* [Stated goal]
Identify each line below that contains the word "diagram", and copy it out.

--- START OF Exercise material ---

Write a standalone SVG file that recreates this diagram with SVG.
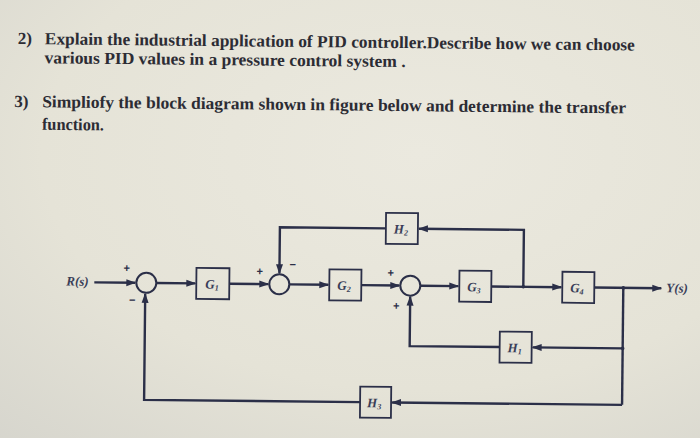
<svg xmlns="http://www.w3.org/2000/svg" width="700" height="438" viewBox="0 0 700 438">
  <defs>
    <radialGradient id="bg" cx="0.6" cy="0.35" r="0.9">
      <stop offset="0" stop-color="#ebe9df"/>
      <stop offset="0.6" stop-color="#e5e3d7"/>
      <stop offset="1" stop-color="#d6d5cd"/>
    </radialGradient>
    <marker id="ah" markerWidth="10" markerHeight="8" refX="9" refY="4" orient="auto" markerUnits="userSpaceOnUse">
      <path d="M0,0.5 L10,4 L0,7.5 Z" fill="#2b2f48"/>
    </marker>
    <style>
      .q { font-family: "Liberation Serif", serif; font-weight: bold; font-size: 17px; fill: #2c2c34; }
      .ln { fill: none; stroke: #2b2f48; stroke-width: 2.4; stroke-linejoin: miter; }
      .ar { marker-end: url(#ah); }
      .box { fill: none; stroke: #2b2f48; stroke-width: 1.8; }
      .sum { fill: none; stroke: #2b2f48; stroke-width: 2; }
      .lb { font-family: "Liberation Serif", serif; font-style: italic; font-weight: bold; font-size: 13px; fill: #3a3e58; }
      .sub { font-size: 8px; }
      .sg { font-family: "Liberation Sans", sans-serif; font-weight: bold; font-size: 11px; fill: #2b2f48; }
      .dot { fill: #2b2f48; }
    </style>
  </defs>
  <rect x="0" y="0" width="700" height="438" fill="url(#bg)"/>
  <g transform="rotate(0.6 350 219)">
    <g id="text">
      <text class="q" x="16" y="47.5">2)</text>
      <text class="q" x="43" y="47.5" textLength="590" lengthAdjust="spacingAndGlyphs">Explain the industrial application of PID controller.Describe how we can choose</text>
      <text class="q" x="43" y="66.5" textLength="361" lengthAdjust="spacingAndGlyphs">various PID values in a pressure control system .</text>
      <text class="q" x="13" y="110.5">3)</text>
      <text class="q" x="41" y="110.5" textLength="584" lengthAdjust="spacingAndGlyphs">Simpliofy the block diagram shown in figure below and determine the transfer</text>
      <text class="q" x="41" y="133" textLength="62" lengthAdjust="spacingAndGlyphs">function.</text>
    </g>

    <g id="connectors">
      <path class="ln ar" d="M95,285 H136"/>
      <path class="ln ar" d="M157,285 H196"/>
      <path class="ln ar" d="M230,285 H269"/>
      <path class="ln ar" d="M290,285 H329"/>
      <path class="ln ar" d="M362,285 H400"/>
      <path class="ln ar" d="M421,285 H459"/>
      <path class="ln ar" d="M492,285 H562"/>
      <path class="ln ar" d="M595,285 H662"/>
      <path class="ln ar" d="M524,285 V228 H419"/>
      <path class="ln ar" d="M386,228 H280 V274"/>
      <path class="ln" d="M624,285 V402"/>
      <path class="ln ar" d="M624,345.5 H534"/>
      <path class="ln ar" d="M501,345.5 H411 V296"/>
      <path class="ln ar" d="M624,402 H394"/>
      <path class="ln ar" d="M362,402 H146 V296"/>
      <circle class="dot" cx="524" cy="285" r="1.8"/>
      <circle class="dot" cx="624" cy="285" r="1.8"/>
      <circle class="dot" cx="624" cy="345.5" r="1.8"/>
    </g>

    <g id="Rs"><text class="lb" x="67" y="288.5" font-size="11">R(s)</text></g>
    <g id="Ys"><text class="lb" x="667" y="289" font-size="11">Y(s)</text></g>

    <g id="J1">
      <circle class="sum" cx="147" cy="285" r="10"/>
      <text class="sg" x="124" y="274">+</text>
      <text class="sg" x="130" y="306">−</text>
    </g>
    <g id="J2">
      <circle class="sum" cx="280" cy="285" r="10"/>
      <text class="sg" x="257" y="276">+</text>
      <text class="sg" x="290" y="269">−</text>
    </g>
    <g id="J3">
      <circle class="sum" cx="411" cy="285" r="10"/>
      <text class="sg" x="388" y="276">+</text>
      <text class="sg" x="394" y="309">+</text>
    </g>

    <g id="G1">
      <rect class="box" x="197" y="269.5" width="33" height="31"/>
      <text class="lb" x="206" y="290">G<tspan class="sub" dy="2">1</tspan></text>
    </g>
    <g id="G2">
      <rect class="box" x="330" y="269.5" width="32" height="31"/>
      <text class="lb" x="338" y="290">G<tspan class="sub" dy="2">2</tspan></text>
    </g>
    <g id="G3">
      <rect class="box" x="460" y="269.5" width="32" height="31"/>
      <text class="lb" x="468" y="290">G<tspan class="sub" dy="2">3</tspan></text>
    </g>
    <g id="G4">
      <rect class="box" x="563" y="269.5" width="32" height="31"/>
      <text class="lb" x="571" y="290">G<tspan class="sub" dy="2">4</tspan></text>
    </g>
    <g id="H2">
      <rect class="box" x="386" y="212.5" width="32" height="31"/>
      <text class="lb" x="394" y="233">H<tspan class="sub" dy="2">2</tspan></text>
    </g>
    <g id="H1">
      <rect class="box" x="501" y="330" width="32" height="31"/>
      <text class="lb" x="509" y="350.5">H<tspan class="sub" dy="2">1</tspan></text>
    </g>
    <g id="H3">
      <rect class="box" x="362" y="386.5" width="31" height="31"/>
      <text class="lb" x="369" y="407">H<tspan class="sub" dy="2">3</tspan></text>
    </g>
  </g>
</svg>
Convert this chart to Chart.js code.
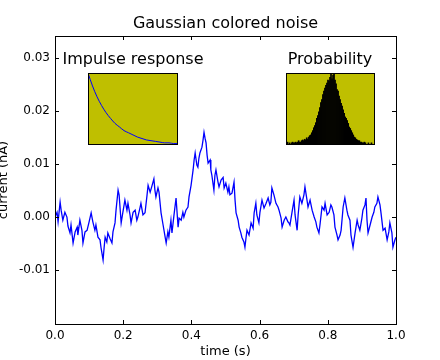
<!DOCTYPE html>
<html>
<head>
<meta charset="utf-8">
<script src="https://cdn.jsdelivr.net/npm/chart.js@4"></script>
<style>
  html, body { margin: 0; padding: 0; background: #fff; }
  #wrap { position: relative; width: 440px; height: 360px; }
  canvas { position: absolute; }
</style>
</head>
<body>
<div id="wrap">
  <canvas id="main" width="440" height="360" style="left:0;top:0"></canvas>
  <canvas id="impulse" width="90" height="72" style="left:88px;top:73px"></canvas>
  <canvas id="prob" width="89" height="72" style="left:286px;top:73px"></canvas>
</div>
<script>
'use strict';
// ***** DATA *****
let timeValues = [0.000, 0.006, 0.009, 0.015, 0.018, 0.023, 0.029, 0.035, 0.038, 0.044,
  0.047, 0.053, 0.059, 0.065, 0.067, 0.073, 0.079, 0.082, 0.088, 0.094,
  0.100, 0.106, 0.111, 0.117, 0.120, 0.126, 0.132, 0.135, 0.141, 0.144,
  0.147, 0.152, 0.155, 0.161, 0.167, 0.170, 0.176, 0.179, 0.185, 0.188,
  0.194, 0.199, 0.205, 0.211, 0.214, 0.220, 0.223, 0.229, 0.235, 0.240,
  0.243, 0.249, 0.252, 0.258, 0.264, 0.270, 0.273, 0.279, 0.284, 0.290,
  0.293, 0.296, 0.302, 0.305, 0.311, 0.317, 0.323, 0.326, 0.331, 0.334,
  0.340, 0.343, 0.349, 0.355, 0.361, 0.364, 0.370, 0.375, 0.378, 0.384,
  0.390, 0.393, 0.399, 0.405, 0.408, 0.411, 0.416, 0.419, 0.422, 0.425,
  0.431, 0.434, 0.437, 0.440, 0.443, 0.446, 0.449, 0.455, 0.457, 0.460,
  0.466, 0.469, 0.472, 0.478, 0.481, 0.487, 0.493, 0.496, 0.501, 0.507,
  0.510, 0.513, 0.519, 0.525, 0.528, 0.531, 0.537, 0.540, 0.545, 0.548,
  0.554, 0.557, 0.560, 0.563, 0.569, 0.575, 0.581, 0.584, 0.589, 0.592,
  0.598, 0.601, 0.607, 0.613, 0.619, 0.625, 0.630, 0.633, 0.636, 0.642,
  0.648, 0.654, 0.657, 0.663, 0.666, 0.672, 0.677, 0.683, 0.686, 0.689,
  0.695, 0.701, 0.704, 0.710, 0.713, 0.718, 0.724, 0.730, 0.733, 0.739,
  0.742, 0.748, 0.754, 0.760, 0.765, 0.768, 0.774, 0.777, 0.783, 0.789,
  0.792, 0.798, 0.804, 0.809, 0.812, 0.818, 0.821, 0.827, 0.830, 0.836,
  0.839, 0.845, 0.850, 0.856, 0.859, 0.865, 0.868, 0.874, 0.880, 0.886,
  0.889, 0.894, 0.900, 0.903, 0.909, 0.912, 0.915, 0.918, 0.924, 0.930,
  0.935, 0.938, 0.944, 0.947, 0.953, 0.956, 0.962, 0.968, 0.974, 0.979,
  0.982, 0.988, 0.991, 0.997, 1.000];

let currentValues = [0, 0.0009, -0.0009, 0.0028, 0.0013, -0.0006, 0.0009, 0, -0.0017, -0.0030,
  -0.0015, -0.0049, -0.0028, -0.0019, -0.0034, -0.0006, -0.0025, -0.0049, -0.0028, -0.0025,
  -0.0009, 0.0008, -0.0009, -0.0025, -0.0015, -0.0038, -0.0043, -0.0058, -0.0081, -0.0058,
  -0.0038, -0.0047, -0.0030, -0.0040, -0.0049, -0.0028, -0.0011, 0.0013, 0.0051, 0.0042,
  -0.0011, 0.0009, 0.0032, 0.0013, 0.0026, 0.0004, -0.0011, 0.0009, 0.0013, -0.0006,
  0, 0.0017, 0.0026, 0.0004, 0.0008, 0.0042, 0.0060, 0.0047, 0.0058, 0.0072,
  0.0051, 0.0038, 0.0055, 0.0047, 0.0008, -0.0015, -0.0038, -0.0049, -0.0028, -0.0038,
  -0.0006, -0.0030, 0.0004, 0.0036, -0.0019, -0.0002, -0.0006, 0.0009, 0, 0.0013,
  0.0019, 0.0038, 0.0060, 0.0089, 0.0108, 0.0121, 0.0098, 0.0094, 0.0111, 0.0121,
  0.0132, 0.0145, 0.0160, 0.0149, 0.0140, 0.0117, 0.0102, 0.0108, 0.0089, 0.0079,
  0.0051, 0.0079, 0.0089, 0.0066, 0.0057, 0.0070, 0.0075, 0.0055, 0.0064, 0.0047,
  0.0057, 0.0042, 0.0045, 0.0066, 0.0032, 0.0008, -0.0006, -0.0019, -0.0030, -0.0038,
  -0.0047, -0.0057, -0.0040, -0.0025, -0.0034, -0.0011, -0.0021, 0.0008, 0.0026, 0.0004,
  -0.0011, 0.0009, 0.0032, 0.0017, 0.0026, 0.0036, 0.0023, 0.0028, 0.0055, 0.0042,
  0.0026, 0.0019, 0.0013, -0.0002, -0.0019, -0.0006, 0, -0.0009, -0.0011, -0.0015,
  0.0009, 0.0032, 0.0004, -0.0025, 0.0004, 0.0038, 0.0026, 0.0042, 0.0057, 0.0032,
  0.0019, 0.0032, 0.0013, 0, -0.0009, -0.0019, -0.0030, -0.0015, 0.0019, 0.0013,
  0.0026, 0.0004, 0.0009, 0.0023, 0.0019, 0.0004, -0.0019, -0.0034, -0.0043, -0.0034,
  -0.0025, 0.0019, 0.0036, 0.0013, 0.0004, -0.0006, -0.0034, -0.0057, -0.0030, -0.0006,
  -0.0015, -0.0025, -0.0002, 0.0013, 0.0023, 0.0036, -0.0006, -0.0030, -0.0015, 0,
  0.0009, 0.0019, 0.0026, 0.0038, 0.0023, 0.0008, -0.0025, -0.0021, -0.0043, -0.0028,
  -0.0011, -0.0030, -0.0057, -0.0043, -0.0038];

let xTicks = [0, 0.2, 0.4, 0.6, 0.8, 1.0];
let yTicks = [-0.01, 0, 0.01, 0.02, 0.03];
let yMin = -0.0202;
let yMax = 0.0342;

// inset: impulse response
let impulseTime = [0, 0.01, 0.02, 0.03, 0.04, 0.05, 0.06, 0.07, 0.08, 0.09, 0.10,
  0.11, 0.12, 0.13, 0.14, 0.15, 0.16, 0.17, 0.18, 0.19, 0.20];
let impulseValues = [1, 0.82, 0.67, 0.55, 0.45, 0.37, 0.30, 0.25, 0.20, 0.17, 0.14,
  0.11, 0.09, 0.07, 0.06, 0.05, 0.04, 0.03, 0.03, 0.02, 0.02];

// inset: probability histogram (relative height of each bin)
let histValues = [0.03, 0.04, 0.01, 0.03, 0.01, 0.03, 0.04, 0.03, 0.03, 0.04,
  0.03, 0.04, 0.06, 0.04, 0.04, 0.06, 0.07, 0.06, 0.08, 0.07,
  0.10, 0.08, 0.11, 0.13, 0.14, 0.17, 0.20, 0.24, 0.27, 0.31,
  0.37, 0.41, 0.46, 0.52, 0.59, 0.63, 0.70, 0.75, 0.79, 0.83,
  0.86, 0.90, 0.89, 0.94, 0.98, 0.92, 0.97, 0.99, 0.90, 0.85,
  0.77, 0.75, 0.68, 0.63, 0.58, 0.54, 0.49, 0.44, 0.39, 0.37,
  0.34, 0.30, 0.25, 0.23, 0.20, 0.17, 0.14, 0.11, 0.10, 0.08,
  0.07, 0.06, 0.06, 0.04, 0.04, 0.03, 0.03, 0.04, 0.03, 0.01,
  0.01, 0.03, 0.01, 0.01, 0.03, 0.01, 0.01, 0.01];

// ***** DEFAULTS *****
Chart.defaults.font.family = '"DejaVu Sans", sans-serif';
Chart.defaults.font.size = 12;
Chart.defaults.color = '#000';
Chart.defaults.animation = false;

let insetColor = '#bfbf00';

// ***** PLUGINS *****
// frame, inward ticks and texts for the main axes
let mainDecor = {
  id: 'mainDecor',
  afterDraw(chart) {
    let ctx = chart.ctx;
    let a = chart.chartArea;
    let x = chart.scales.x;
    let y = chart.scales.y;
    ctx.save();
    ctx.strokeStyle = '#000';
    ctx.lineWidth = 1;
    ctx.strokeRect(Math.round(a.left) + 0.5, Math.round(a.top) + 0.5,
      Math.round(a.right - a.left), Math.round(a.bottom - a.top));
    ctx.beginPath();
    xTicks.forEach((v) => {
      let px = Math.round(x.getPixelForValue(v)) + 0.5;
      ctx.moveTo(px, a.bottom); ctx.lineTo(px, a.bottom - 4);
      ctx.moveTo(px, a.top); ctx.lineTo(px, a.top + 4);
    });
    yTicks.forEach((v) => {
      let py = Math.round(y.getPixelForValue(v)) + 0.5;
      ctx.moveTo(a.left, py); ctx.lineTo(a.left + 4, py);
      ctx.moveTo(a.right, py); ctx.lineTo(a.right - 4, py);
    });
    ctx.stroke();

    ctx.fillStyle = '#000';
    ctx.textAlign = 'center';
    ctx.textBaseline = 'alphabetic';
    ctx.font = '16px "DejaVu Sans", sans-serif';
    ctx.fillText('Gaussian colored noise', (a.left + a.right) / 2, 28);
    ctx.fillText('Impulse response', 133, 64);
    ctx.fillText('Probability', 330, 64);

    ctx.font = '13px "DejaVu Sans", sans-serif';
    ctx.fillText('time (s)', (a.left + a.right) / 2, 355);
    ctx.translate(7, (a.top + a.bottom) / 2);
    ctx.rotate(-Math.PI / 2);
    ctx.fillText('current (nA)', 0, 0);
    ctx.restore();
  }
};

// olive background and black frame for the insets
let insetDecor = {
  id: 'insetDecor',
  beforeDraw(chart) {
    let ctx = chart.ctx;
    ctx.save();
    ctx.fillStyle = insetColor;
    ctx.fillRect(0, 0, chart.width, chart.height);
    ctx.restore();
  },
  afterDraw(chart) {
    let ctx = chart.ctx;
    ctx.save();
    ctx.strokeStyle = '#000';
    ctx.lineWidth = 1;
    ctx.strokeRect(0.5, 0.5, chart.width - 1, chart.height - 1);
    ctx.restore();
  }
};

// ***** MAIN CHART *****
new Chart(document.getElementById('main'), {
  type: 'line',
  data: {
    datasets: [{
      data: timeValues.map((t, i) => ({ x: t, y: currentValues[i] })),
      borderColor: '#0000ff',
      borderWidth: 1.3,
      pointRadius: 0,
      tension: 0,
      fill: false
    }]
  },
  options: {
    responsive: false,
    layout: { padding: { top: 36, right: 44, left: 0, bottom: 0 } },
    plugins: { legend: { display: false }, tooltip: { enabled: false }, title: { display: false } },
    scales: {
      x: {
        type: 'linear',
        min: 0,
        max: 1,
        grid: { display: false, drawTicks: false },
        border: { display: false },
        afterBuildTicks: (scale) => { scale.ticks = xTicks.map((v) => ({ value: v })); },
        afterFit: (scale) => { scale.height = 36; },
        ticks: { padding: 5, maxRotation: 0, callback: (v) => Number(v).toFixed(1) }
      },
      y: {
        type: 'linear',
        min: yMin,
        max: yMax,
        grid: { display: false, drawTicks: false },
        border: { display: false },
        afterBuildTicks: (scale) => { scale.ticks = yTicks.map((v) => ({ value: v })); },
        afterFit: (scale) => { scale.width = 55; },
        ticks: { padding: 5, callback: (v) => Number(v).toFixed(2) }
      }
    }
  },
  plugins: [mainDecor]
});

// ***** IMPULSE INSET *****
new Chart(document.getElementById('impulse'), {
  type: 'line',
  data: {
    datasets: [{
      data: impulseTime.map((t, i) => ({ x: t, y: impulseValues[i] })),
      borderColor: '#0000ff',
      borderWidth: 1,
      pointRadius: 0,
      cubicInterpolationMode: 'monotone',
      fill: false
    }]
  },
  options: {
    responsive: false,
    layout: { padding: 0 },
    plugins: { legend: { display: false }, tooltip: { enabled: false } },
    scales: {
      x: { type: 'linear', min: 0, max: 0.2, display: false },
      y: { type: 'linear', min: 0, max: 1, display: false }
    }
  },
  plugins: [insetDecor]
});

// ***** PROBABILITY INSET *****
new Chart(document.getElementById('prob'), {
  type: 'bar',
  data: {
    labels: histValues.map((_, i) => i),
    datasets: [{
      data: histValues,
      backgroundColor: '#000',
      borderWidth: 0,
      barPercentage: 1,
      categoryPercentage: 1
    }]
  },
  options: {
    responsive: false,
    layout: { padding: 0 },
    plugins: { legend: { display: false }, tooltip: { enabled: false } },
    scales: {
      x: { display: false },
      y: { min: 0, max: 1, display: false }
    }
  },
  plugins: [insetDecor]
});
</script>
</body>
</html>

--- END OF Exercise material ---

* [Correct answer]
Write a standalone SVG file that recreates this diagram with SVG.
      <text class="q" x="41" y="110.5" textLength="584" lengthAdjust="spacingAndGlyphs">Simpliofy the block diagram shown in figure below and determine the transfer</text>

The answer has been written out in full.